India’s budget deficit is the widest among major emerging nations as slower growth hurts tax receipts and subsidies fan spending, imperiling the government’s goal of narrowing the gap to 5.1 percent of gross domestic product in the 12 months through March 2013, from 5.8 percent the previous fiscal year.
The budget gap may be about 5.2 percent to 5.3 percent this fiscal year, missing the 5.1 percent target, Mayaram said.
Prime Minister Manmohan Singh’s government announced the first increase in diesel prices in more than a year on Sept. 13, after Chidambaram pledged to contain a fiscal shortfall that has put the nation’s investment-grade credit rating in jeopardy.
The administration opened industries including retail and aviation to more foreign investment the next day, and this month decided to seek parliamentary approval for more overseas participation in the insurance and pension businesses.

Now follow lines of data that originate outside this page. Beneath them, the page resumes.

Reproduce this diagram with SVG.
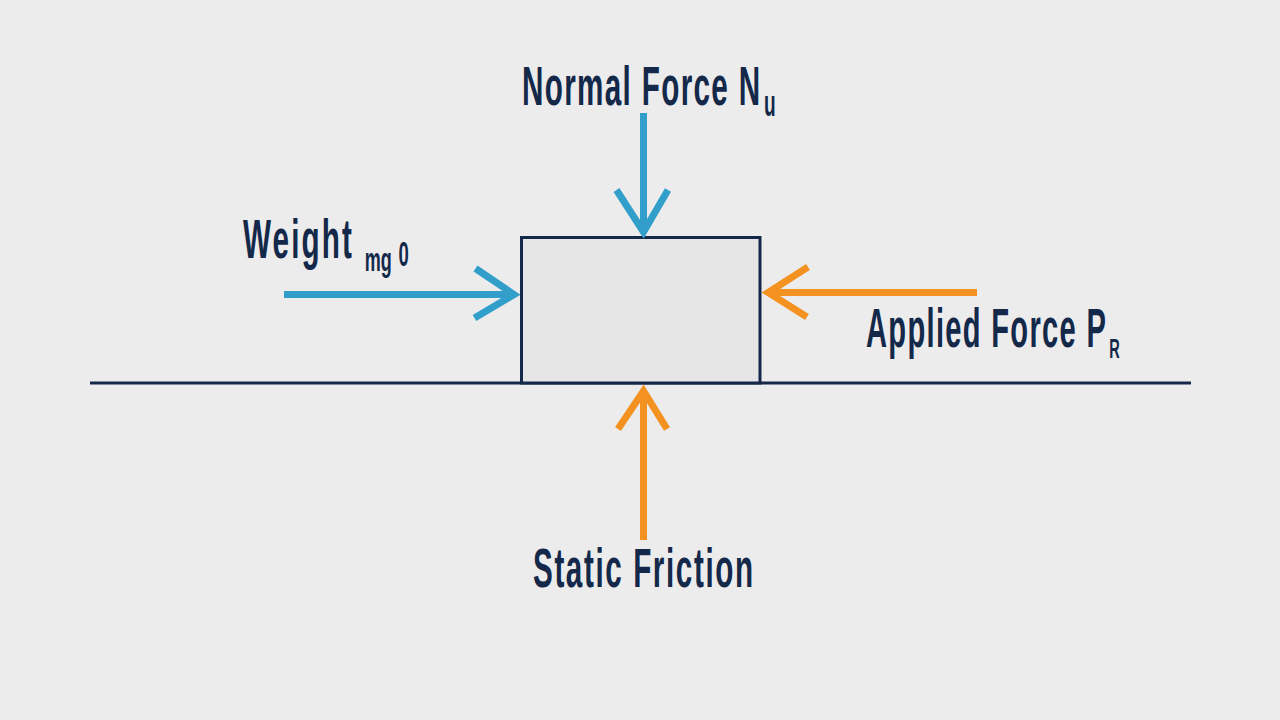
<svg xmlns="http://www.w3.org/2000/svg" width="1280" height="720" viewBox="0 0 1280 720">
<style>
.t{font-family:"Liberation Sans",Arial,sans-serif;font-weight:700;fill:#14294a;font-size:56px;letter-spacing:2.5px}
.s{fill:none;stroke-width:7;stroke-linecap:butt;stroke-linejoin:miter}
.b{stroke:#329fca}
.o{stroke:#f49221}
</style>
<rect width="1280" height="720" fill="#ececed"/>
<g id="ground"><line x1="90" y1="383" x2="1191" y2="383" stroke="#14294a" stroke-width="3"/></g>
<g id="block"><rect x="521.500" y="237.500" width="238.500" height="145.500" fill="#e6e6e7" stroke="#14294a" stroke-width="3"/></g>
<g id="connectors">
<path class="s b" d="M643.500 113V232"/><path class="s b" d="M616.500 190L643.500 232L668 190"/>
<path class="s b" d="M284 294.500H514"/><path class="s b" d="M475.500 268.500L514 294.500L474.500 318"/>
<path class="s o" d="M977 292.500H768"/><path class="s o" d="M808 267L768 292.500L807 317"/>
<path class="s o" d="M643.500 540V391"/><path class="s o" d="M618 429L643.500 391L667 429"/>
</g>
<g id="normal-force"><text class="t" transform="translate(522 105) scale(.53 1)">Normal Force N<tspan font-size="36" dy="11" dx="5">u</tspan></text></g>
<g id="weight"><text class="t" transform="translate(243 258) scale(.53 1)" style="letter-spacing:4px">Weight<tspan font-size="34" dy="13" dx="20" style="letter-spacing:0">mg</tspan><tspan font-size="35" dy="-5" dx="13">0</tspan></text></g>
<g id="applied-force"><text class="t" transform="translate(866 347) scale(.52 1)">Applied Force P<tspan font-size="28" dy="11" dx="4">R</tspan></text></g>
<g id="static-friction"><text class="t" transform="translate(533 587) scale(.53 1)" style="letter-spacing:3px">Static Friction</text></g>
</svg>
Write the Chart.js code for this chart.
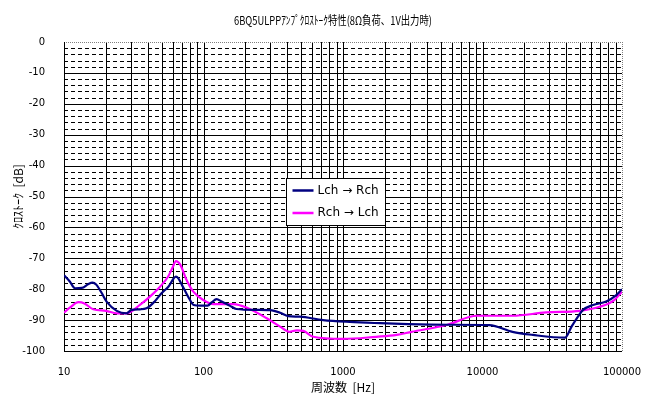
<!DOCTYPE html>
<html><head><meta charset="utf-8">
<script src="https://cdn.jsdelivr.net/npm/chart.js@4/dist/chart.umd.min.js"></script>
<style>html,body{margin:0;padding:0;background:#fff;overflow:hidden}#wrap{width:651px;height:397px;position:relative}</style>
</head><body><div id="wrap"><canvas id="c" width="651" height="397"></canvas></div>
<script>
const chartTitle = '6BQ5ULPPｱﾝﾌﾟｸﾛｽﾄｰｸ特性(8Ω負荷、1V出力時)';
const xTitle = '周波数  [Hz]';
const yTitle = 'ｸﾛｽﾄｰｸ  [dB]';
const seriesNames = ['Lch → Rch', 'Rch → Lch'];
const xTickLabels = [10, 100, 1000, 10000, 100000];
const yMin = -100, yMax = 0, yMajorStep = 10, yMinorStep = 2;

const freqL = [10, 11, 12, 13.4, 15, 16, 17, 18.5, 20.2, 23.9, 28, 30.5, 35, 39, 45, 50, 56, 63.5, 66, 71.5, 80, 85, 95, 107, 115, 124, 135, 155, 172, 240, 300, 354, 405, 490, 720, 1120, 1840, 2950, 5800, 11200, 16400, 23000, 39000, 43500, 48600, 52600, 62000, 77000, 91000, 100000];
const dbL   = [-75.5, -77.5, -79.7, -79.6, -78.3, -77.9, -78.5, -81, -84, -87, -87.8, -86.7, -86.5, -86.2, -83.8, -81.3, -79.2, -75.9, -76.5, -79.4, -83.5, -85.1, -85.3, -85.3, -84.2, -83.2, -84, -85.4, -86.4, -86.7, -86.8, -87.6, -88.7, -88.9, -90, -90.6, -91, -91.3, -91.5, -91.6, -93.8, -94.8, -95.7, -92.1, -88.7, -86.7, -85.1, -84, -81.9, -80];

const freqR = [10, 11, 12.7, 14, 16.2, 20, 24, 28, 35, 41.3, 48.8, 55.8, 60, 63.5, 67.8, 75.6, 84.5, 99.5, 118, 164, 205, 284, 354, 414, 466, 520, 612, 1000, 1730, 2420, 3100, 5530, 9100, 16400, 28600, 50000, 69000, 88000, 100000];
const dbR   = [-87.6, -86, -84.2, -84.6, -86.5, -87, -87.8, -87.8, -85.1, -82.4, -79.2, -75.9, -73, -70.9, -71.9, -77, -80.8, -83.5, -84.8, -84.8, -86, -89.4, -92.1, -93.8, -93.3, -93.5, -95.4, -96.1, -95.4, -94.8, -93.8, -91.6, -88.6, -88.6, -87.5, -87, -85.7, -83.5, -80.8];

const colors = ['#000080', '#FF00FF'];
const NUMFONT = {family: 'DejaVu Sans', size: 10};
const JPFONT = {family: 'Noto Sans CJK JP', size: 12};

const toPts = (fx, fy) => fx.map((f, i) => ({x: f, y: fy[i]}));

const gridPlugin = {
  id: 'customGrid',
  beforeDatasetsDraw(chart) {
    const {ctx, chartArea: a, scales: {x, y}} = chart;
    ctx.save();
    ctx.lineWidth = 1;
    ctx.strokeStyle = '#000';
    const hline = (py) => { ctx.beginPath(); ctx.moveTo(a.left, py); ctx.lineTo(a.right, py); ctx.stroke(); };
    const vline = (px) => { ctx.beginPath(); ctx.moveTo(px, a.top); ctx.lineTo(px, a.bottom); ctx.stroke(); };
    ctx.setLineDash([4, 3]);
    for (let v = yMin + yMinorStep; v < yMax; v += yMinorStep) {
      if (v % yMajorStep === 0) continue;
      hline(Math.round(y.getPixelForValue(v)) + 0.5);
    }
    ctx.setLineDash([]);
    for (let v = yMin + yMajorStep; v < yMax; v += yMajorStep) {
      hline(Math.round(y.getPixelForValue(v)) + 0.5);
    }
    for (let d = 10; d < 100000; d *= 10) {
      for (let m = 1; m <= 9; m++) {
        const v = d * m;
        if (v === 10) continue;
        vline(Math.round(x.getPixelForValue(v)) + 0.5);
      }
    }
    ctx.strokeStyle = '#808080';
    ctx.setLineDash([1, 1]);
    hline(Math.round(a.top) + 0.5);
    vline(Math.round(a.right) + 0.5);
    ctx.setLineDash([]);
    ctx.strokeStyle = '#000';
    hline(Math.round(a.bottom) + 0.5);
    vline(Math.round(a.left) + 0.5);
    ctx.restore();
  },
  afterDatasetsDraw(chart) {
    const {ctx, chartArea: a} = chart;
    ctx.save();
    const bx = a.left + 222.5, by = a.top + 136.5, bw = 99, bh = 47;
    ctx.fillStyle = '#fff';
    ctx.fillRect(bx, by, bw, bh);
    ctx.strokeStyle = '#000'; ctx.lineWidth = 1;
    ctx.strokeRect(bx, by, bw, bh);
    ctx.font = '12px "DejaVu Sans"';
    ctx.textBaseline = 'middle';
    ctx.textAlign = 'left';
    chart.data.datasets.forEach((ds, i) => {
      const ly = by + 12 + i * 22.5;
      ctx.strokeStyle = ds.borderColor; ctx.lineWidth = 2.5;
      ctx.beginPath(); ctx.moveTo(bx + 6, ly); ctx.lineTo(bx + 27, ly); ctx.stroke();
      ctx.fillStyle = '#000';
      ctx.fillText(ds.label, bx + 31, ly);
    });
    ctx.font = '12px "Noto Sans CJK JP"';
    ctx.textAlign = 'center';
    ctx.fillStyle = '#000';
    ctx.fillText(chartTitle, 333, 20, 198);
    ctx.restore();
  }
};

new Chart(document.getElementById('c'), {
  type: 'line',
  data: {
    datasets: [
      {label: seriesNames[0], data: toPts(freqL, dbL), borderColor: colors[0], backgroundColor: colors[0]},
      {label: seriesNames[1], data: toPts(freqR, dbR), borderColor: colors[1], backgroundColor: colors[1]}
    ]
  },
  options: {
    responsive: false,
    animation: false,
    devicePixelRatio: 1,
    layout: {padding: {top: 42, left: 0, right: 29, bottom: 0}},
    elements: {line: {borderWidth: 2.2, cubicInterpolationMode: 'monotone'}, point: {radius: 0}},
    plugins: {legend: {display: false}, title: {display: false}, tooltip: {enabled: false}},
    scales: {
      x: {
        type: 'logarithmic', min: 10, max: 100000,
        grid: {display: false}, border: {display: false},
        ticks: {
          autoSkip: false, maxRotation: 0, padding: 7, color: '#000', font: NUMFONT,
          callback: (v) => xTickLabels.some(t => Math.abs(t - v) < 1e-6 * t) ? String(Math.round(v)) : ''
        },
        title: {display: true, text: xTitle, color: '#000', font: JPFONT, padding: {top: 2, bottom: 2}},
        afterFit: (s) => { s.height = 46; }
      },
      y: {
        min: yMin, max: yMax,
        grid: {display: false}, border: {display: false},
        ticks: {stepSize: yMajorStep, padding: 11, color: '#000', font: NUMFONT},
        title: {display: true, text: yTitle, color: '#000', font: JPFONT, padding: {top: 11, bottom: 0}},
        afterFit: (s) => { s.width = 64; }
      }
    }
  },
  plugins: [gridPlugin]
});
</script>
</body></html>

The burst of changes, which snapped months of political gridlock over how to rejuvenate the economy, cost the ruling Congress-party led coalition its majority in both houses of parliament after a key ally withdrew support.

IMF Forecast

Singh is gambling that the long-delayed opening measures will revive growth in time to salvage Congress’s fortunes before a general election due by May 2014. The IMF forecasts India’s gross domestic product to rise 4.9 percent in 2012, the least in a decade.
Chidambaram said he’s “absolutely certain” that India’s credit-rating won’t be downgraded, and added that the budget for the year through March 2014 would be neither populist nor austere.
“We must have a budget that emphasizes fiscal consolidation and incentivizes savings, promotes investment and cuts out wasteful expenditure,” he said. He also said that key social welfare programs will be fully protected.